# WHAT THE EXERCISE ASKS:
Copy verbatim the block of lines in the entries below whose first line contains "Write a Python" and whose last line contains "-0.55, -0.52, -0.50, -0.48]". Leave out all other lines.

____ RECORDS SHOWN

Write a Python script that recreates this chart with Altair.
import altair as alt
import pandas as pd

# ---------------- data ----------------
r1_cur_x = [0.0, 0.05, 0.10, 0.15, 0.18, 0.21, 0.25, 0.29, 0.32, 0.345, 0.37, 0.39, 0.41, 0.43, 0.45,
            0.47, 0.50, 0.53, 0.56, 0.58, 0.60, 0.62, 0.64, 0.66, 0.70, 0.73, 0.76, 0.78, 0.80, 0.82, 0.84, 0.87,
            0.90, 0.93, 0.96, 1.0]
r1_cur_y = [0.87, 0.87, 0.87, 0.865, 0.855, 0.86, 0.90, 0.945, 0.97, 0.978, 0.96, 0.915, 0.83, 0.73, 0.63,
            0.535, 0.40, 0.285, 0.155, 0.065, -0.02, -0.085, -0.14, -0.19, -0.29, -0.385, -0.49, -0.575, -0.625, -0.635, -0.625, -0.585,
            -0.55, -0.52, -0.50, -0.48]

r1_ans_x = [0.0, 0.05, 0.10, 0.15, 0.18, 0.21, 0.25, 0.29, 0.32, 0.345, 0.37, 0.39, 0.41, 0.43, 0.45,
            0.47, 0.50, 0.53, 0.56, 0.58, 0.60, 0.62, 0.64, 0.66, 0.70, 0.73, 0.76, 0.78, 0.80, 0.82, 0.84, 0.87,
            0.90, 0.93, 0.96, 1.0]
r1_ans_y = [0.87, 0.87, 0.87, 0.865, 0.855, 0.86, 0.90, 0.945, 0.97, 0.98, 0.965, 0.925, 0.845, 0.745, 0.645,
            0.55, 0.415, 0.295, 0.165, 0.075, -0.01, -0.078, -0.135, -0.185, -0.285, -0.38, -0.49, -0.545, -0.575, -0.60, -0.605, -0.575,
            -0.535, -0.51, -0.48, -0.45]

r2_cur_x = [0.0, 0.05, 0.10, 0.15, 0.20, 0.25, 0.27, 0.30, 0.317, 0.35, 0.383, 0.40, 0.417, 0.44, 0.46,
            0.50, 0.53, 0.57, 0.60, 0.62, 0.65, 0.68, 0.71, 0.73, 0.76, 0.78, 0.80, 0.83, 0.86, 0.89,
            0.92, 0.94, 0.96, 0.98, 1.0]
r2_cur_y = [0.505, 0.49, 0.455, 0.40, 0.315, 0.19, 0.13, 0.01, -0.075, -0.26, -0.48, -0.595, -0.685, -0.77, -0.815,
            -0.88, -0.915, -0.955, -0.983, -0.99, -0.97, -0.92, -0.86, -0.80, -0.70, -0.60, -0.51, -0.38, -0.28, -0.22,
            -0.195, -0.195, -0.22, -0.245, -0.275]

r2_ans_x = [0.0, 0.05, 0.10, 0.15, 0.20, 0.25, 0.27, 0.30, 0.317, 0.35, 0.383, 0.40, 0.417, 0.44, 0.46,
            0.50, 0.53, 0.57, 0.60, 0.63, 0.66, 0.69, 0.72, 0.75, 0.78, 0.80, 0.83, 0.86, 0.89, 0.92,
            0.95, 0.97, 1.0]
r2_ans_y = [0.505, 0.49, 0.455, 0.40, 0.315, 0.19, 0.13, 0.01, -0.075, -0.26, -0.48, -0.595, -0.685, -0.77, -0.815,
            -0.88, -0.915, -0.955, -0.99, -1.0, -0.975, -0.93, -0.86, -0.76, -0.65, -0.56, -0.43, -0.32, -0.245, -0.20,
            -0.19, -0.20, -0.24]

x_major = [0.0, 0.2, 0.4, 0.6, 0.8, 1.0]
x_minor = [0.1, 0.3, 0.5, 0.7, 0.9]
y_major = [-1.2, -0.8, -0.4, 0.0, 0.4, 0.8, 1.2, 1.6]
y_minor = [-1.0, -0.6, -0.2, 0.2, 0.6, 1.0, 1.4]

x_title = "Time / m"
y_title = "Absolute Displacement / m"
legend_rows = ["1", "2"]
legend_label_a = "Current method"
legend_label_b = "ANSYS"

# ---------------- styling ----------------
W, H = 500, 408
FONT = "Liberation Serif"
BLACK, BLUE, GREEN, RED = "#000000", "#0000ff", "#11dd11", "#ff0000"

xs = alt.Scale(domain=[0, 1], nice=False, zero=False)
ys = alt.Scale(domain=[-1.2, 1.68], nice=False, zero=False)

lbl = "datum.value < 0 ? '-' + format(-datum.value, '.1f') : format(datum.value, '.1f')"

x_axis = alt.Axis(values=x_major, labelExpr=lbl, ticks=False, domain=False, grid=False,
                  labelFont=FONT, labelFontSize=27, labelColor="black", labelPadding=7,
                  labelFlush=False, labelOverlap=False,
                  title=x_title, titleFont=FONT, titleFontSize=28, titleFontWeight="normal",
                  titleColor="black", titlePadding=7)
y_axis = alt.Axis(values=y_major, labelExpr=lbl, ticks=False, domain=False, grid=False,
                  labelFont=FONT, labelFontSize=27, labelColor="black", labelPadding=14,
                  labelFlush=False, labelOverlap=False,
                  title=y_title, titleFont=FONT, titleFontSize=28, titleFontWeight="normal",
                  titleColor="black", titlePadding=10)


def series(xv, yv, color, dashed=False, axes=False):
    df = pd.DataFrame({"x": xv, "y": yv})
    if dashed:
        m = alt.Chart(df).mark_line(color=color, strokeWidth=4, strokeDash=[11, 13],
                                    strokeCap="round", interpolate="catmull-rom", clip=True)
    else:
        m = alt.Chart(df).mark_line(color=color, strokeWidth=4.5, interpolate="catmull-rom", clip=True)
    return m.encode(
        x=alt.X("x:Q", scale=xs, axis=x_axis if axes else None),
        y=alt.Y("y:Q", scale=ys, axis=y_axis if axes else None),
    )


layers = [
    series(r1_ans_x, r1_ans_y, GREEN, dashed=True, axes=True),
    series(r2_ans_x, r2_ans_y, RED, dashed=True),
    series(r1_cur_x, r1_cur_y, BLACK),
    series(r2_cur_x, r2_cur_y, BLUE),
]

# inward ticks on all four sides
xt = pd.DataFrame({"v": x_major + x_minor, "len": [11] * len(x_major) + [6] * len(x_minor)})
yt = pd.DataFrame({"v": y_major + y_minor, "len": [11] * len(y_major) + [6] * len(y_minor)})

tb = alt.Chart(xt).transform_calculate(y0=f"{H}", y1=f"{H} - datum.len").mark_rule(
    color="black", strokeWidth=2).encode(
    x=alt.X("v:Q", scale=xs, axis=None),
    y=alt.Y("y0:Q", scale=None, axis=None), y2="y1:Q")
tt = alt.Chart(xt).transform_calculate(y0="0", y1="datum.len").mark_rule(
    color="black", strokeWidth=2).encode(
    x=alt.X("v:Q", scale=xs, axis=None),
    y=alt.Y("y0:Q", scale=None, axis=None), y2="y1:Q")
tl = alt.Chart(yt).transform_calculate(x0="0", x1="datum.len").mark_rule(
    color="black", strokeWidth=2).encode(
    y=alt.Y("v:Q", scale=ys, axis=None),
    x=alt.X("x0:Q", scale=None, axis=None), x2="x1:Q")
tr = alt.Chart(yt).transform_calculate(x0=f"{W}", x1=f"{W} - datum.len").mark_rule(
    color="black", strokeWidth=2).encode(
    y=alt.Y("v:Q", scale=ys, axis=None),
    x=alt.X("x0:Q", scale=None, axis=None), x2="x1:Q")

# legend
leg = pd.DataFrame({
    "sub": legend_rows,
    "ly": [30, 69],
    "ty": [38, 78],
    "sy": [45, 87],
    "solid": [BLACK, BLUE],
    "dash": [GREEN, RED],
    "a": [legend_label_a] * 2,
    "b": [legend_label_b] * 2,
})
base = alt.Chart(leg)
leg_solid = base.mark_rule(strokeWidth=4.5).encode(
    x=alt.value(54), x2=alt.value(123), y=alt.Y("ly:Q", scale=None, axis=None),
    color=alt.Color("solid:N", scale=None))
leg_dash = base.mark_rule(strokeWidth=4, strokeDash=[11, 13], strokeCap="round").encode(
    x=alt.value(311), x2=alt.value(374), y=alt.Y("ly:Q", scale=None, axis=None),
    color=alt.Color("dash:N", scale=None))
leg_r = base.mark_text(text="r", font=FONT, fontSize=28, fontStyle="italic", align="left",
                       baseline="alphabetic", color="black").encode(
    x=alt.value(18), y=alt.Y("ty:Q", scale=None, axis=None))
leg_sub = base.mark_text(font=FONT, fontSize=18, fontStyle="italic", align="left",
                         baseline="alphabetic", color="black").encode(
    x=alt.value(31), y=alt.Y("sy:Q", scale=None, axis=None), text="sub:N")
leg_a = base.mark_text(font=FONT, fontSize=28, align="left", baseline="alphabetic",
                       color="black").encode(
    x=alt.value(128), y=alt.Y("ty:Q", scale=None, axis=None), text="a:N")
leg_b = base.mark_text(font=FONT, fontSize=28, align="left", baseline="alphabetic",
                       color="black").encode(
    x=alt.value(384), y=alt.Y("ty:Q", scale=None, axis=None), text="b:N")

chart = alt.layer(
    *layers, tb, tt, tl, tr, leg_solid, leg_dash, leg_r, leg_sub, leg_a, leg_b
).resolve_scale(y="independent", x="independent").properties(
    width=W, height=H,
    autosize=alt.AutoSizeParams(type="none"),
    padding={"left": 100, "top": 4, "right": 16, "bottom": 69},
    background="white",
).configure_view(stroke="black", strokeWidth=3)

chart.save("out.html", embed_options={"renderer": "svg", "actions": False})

________
____ RECORDS SHOWN

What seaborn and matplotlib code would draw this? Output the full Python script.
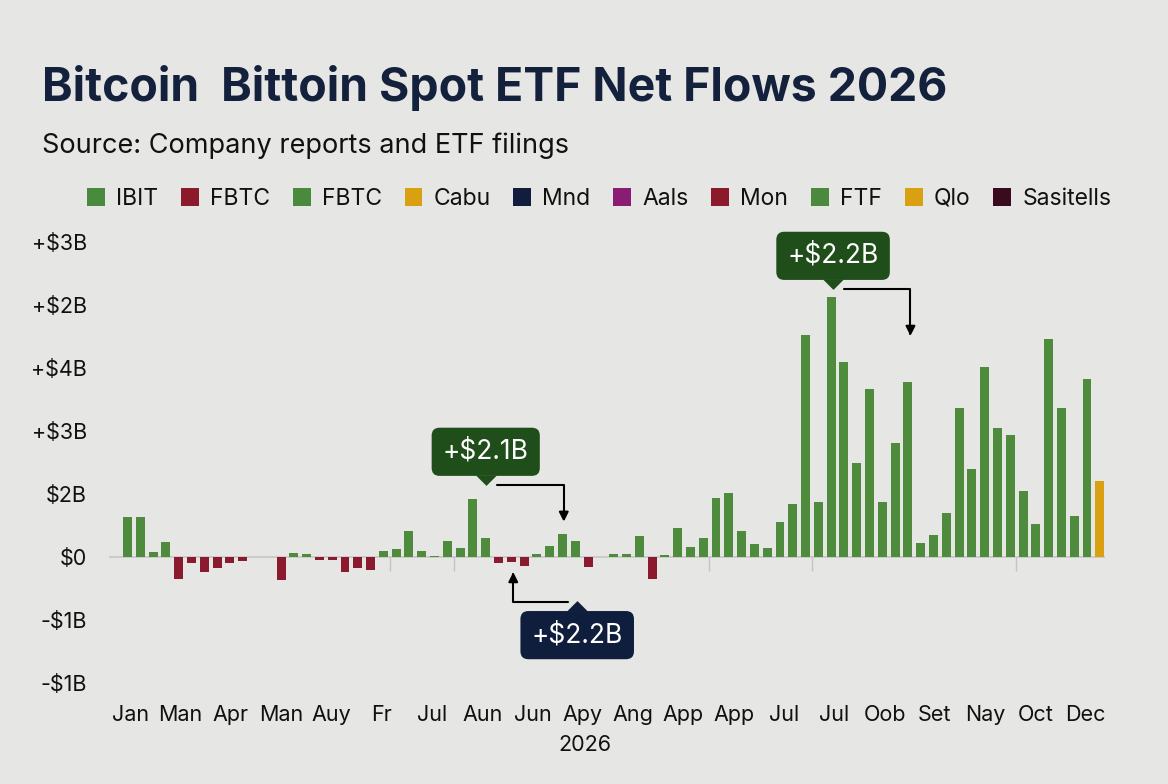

________

# RESPONSE TO THE EXERCISE:
Write a Python script that recreates this chart with Altair.
import altair as alt
import pandas as pd

# ---------------- data ----------------
r1_cur_x = [0.0, 0.05, 0.10, 0.15, 0.18, 0.21, 0.25, 0.29, 0.32, 0.345, 0.37, 0.39, 0.41, 0.43, 0.45,
            0.47, 0.50, 0.53, 0.56, 0.58, 0.60, 0.62, 0.64, 0.66, 0.70, 0.73, 0.76, 0.78, 0.80, 0.82, 0.84, 0.87,
            0.90, 0.93, 0.96, 1.0]
r1_cur_y = [0.87, 0.87, 0.87, 0.865, 0.855, 0.86, 0.90, 0.945, 0.97, 0.978, 0.96, 0.915, 0.83, 0.73, 0.63,
            0.535, 0.40, 0.285, 0.155, 0.065, -0.02, -0.085, -0.14, -0.19, -0.29, -0.385, -0.49, -0.575, -0.625, -0.635, -0.625, -0.585,
            -0.55, -0.52, -0.50, -0.48]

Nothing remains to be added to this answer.